Maintaining Entity Status Through State Filings

Maintaining an entity’s legal standing involves recurring state-level administrative filings, usually an Annual Report or Biennial Statement, submitted to the Secretary of State or a similar government office. These documents update the state on the entity’s current information, including its principal address, directors or officers, and Registered Agent. Filing frequency is typically annual, though some states require submission every two years, with fees often ranging from $20 to over $500. Failure to file these reports or pay required franchise taxes leads to the state revoking the company’s good standing status, which prevents the business from obtaining loans or renewing licenses. Continued delinquency results in administrative dissolution, requiring owners to back-file all missed reports and pay substantial accrued penalty fees for reinstatement.

Requirements for Internal Governance and Corporate Formalities

Compliance requires internal procedural mandates, known as corporate formalities, which validate the legal separation between the business and its owners. Since this separation is the foundation of limited liability protection, courts may justify “piercing the corporate veil” if formalities are lacking. Businesses must observe regular meetings for shareholders, members, or directors to demonstrate independent operation. Mandatory record-keeping involves taking and archiving detailed minutes for all official meetings, documenting discussions and formal business decisions.
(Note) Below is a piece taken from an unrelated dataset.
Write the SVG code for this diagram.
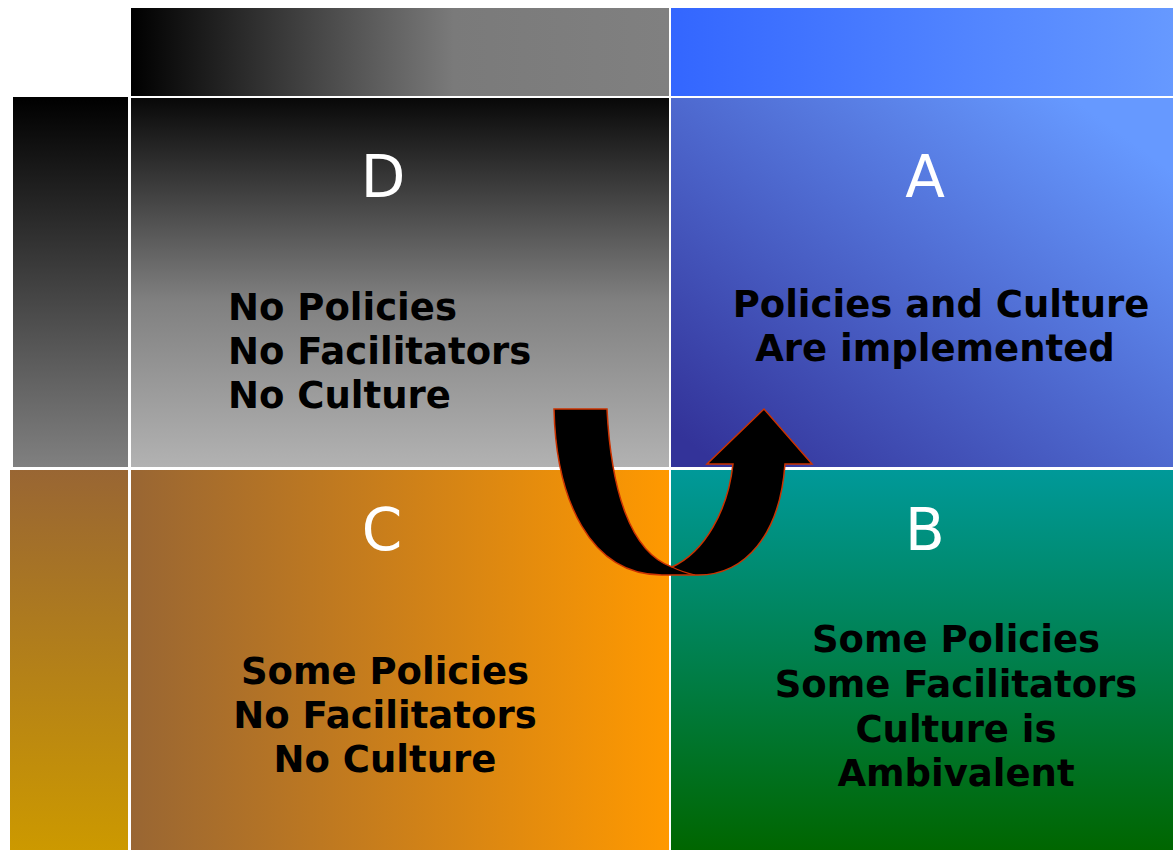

Adherence to governing documents, such as Bylaws or an Operating Agreement, is essential, and the business must maintain separate financial integrity by using dedicated bank accounts and avoiding the commingling of business and personal funds.

The Statutory Role and Maintenance of the Registered Agent

Every legally formed entity is statutorily required to appoint and maintain a Registered Agent, who acts as the official, publicly listed point of contact for the business within the state of formation and any state where the entity is authorized to transact business. The agent’s purpose is to ensure the business receives crucial legal documents, most notably “service of process,” which is the formal notification of a lawsuit or a summons. The Registered Agent must maintain a physical street address, known as the registered office, within the state and be available during standard business hours to accept these critical deliveries; a Post Office Box is not an acceptable address.

The Registered Agent also receives official government correspondence, such as tax notices and compliance reminders, directly from the state’s regulatory bodies. If a business needs to change its Registered Agent, it must formally notify the state by filing a specific Statement of Change of Registered Agent form, which typically involves a small filing fee. Failure to maintain a valid and current Registered Agent can result in the state deeming the entity non-compliant, leading to a loss of good standing, and critically, a missed service of process can lead to a default judgment against the business in a lawsuit.

Operational Licenses and Permits

Separate from the legal requirements for entity upkeep, operational compliance involves securing the various licenses and permits necessary to legally conduct business activities. These requirements apply at the federal, state, and local levels and are dictated by the business’s industry, location, and specific activities. For instance, a business may need a general business license from its local municipality, a sales tax permit from the state if it sells taxable goods, or a specific professional license for regulated activities like contracting or healthcare.

Compliance in this area is dynamic and requires ongoing attention, as many licenses and permits expire and must be renewed on annual or multi-year cycles, often involving renewal fees and updated documentation. Failure to obtain or renew these operational documents constitutes a regulatory violation that can result in fines, penalties, or the forced closure of the business by the issuing authority. These operational compliance failures, while distinct from the entity’s standing with the Secretary of State, can still severely disrupt business operations and are an integral part of a comprehensive compliance strategy.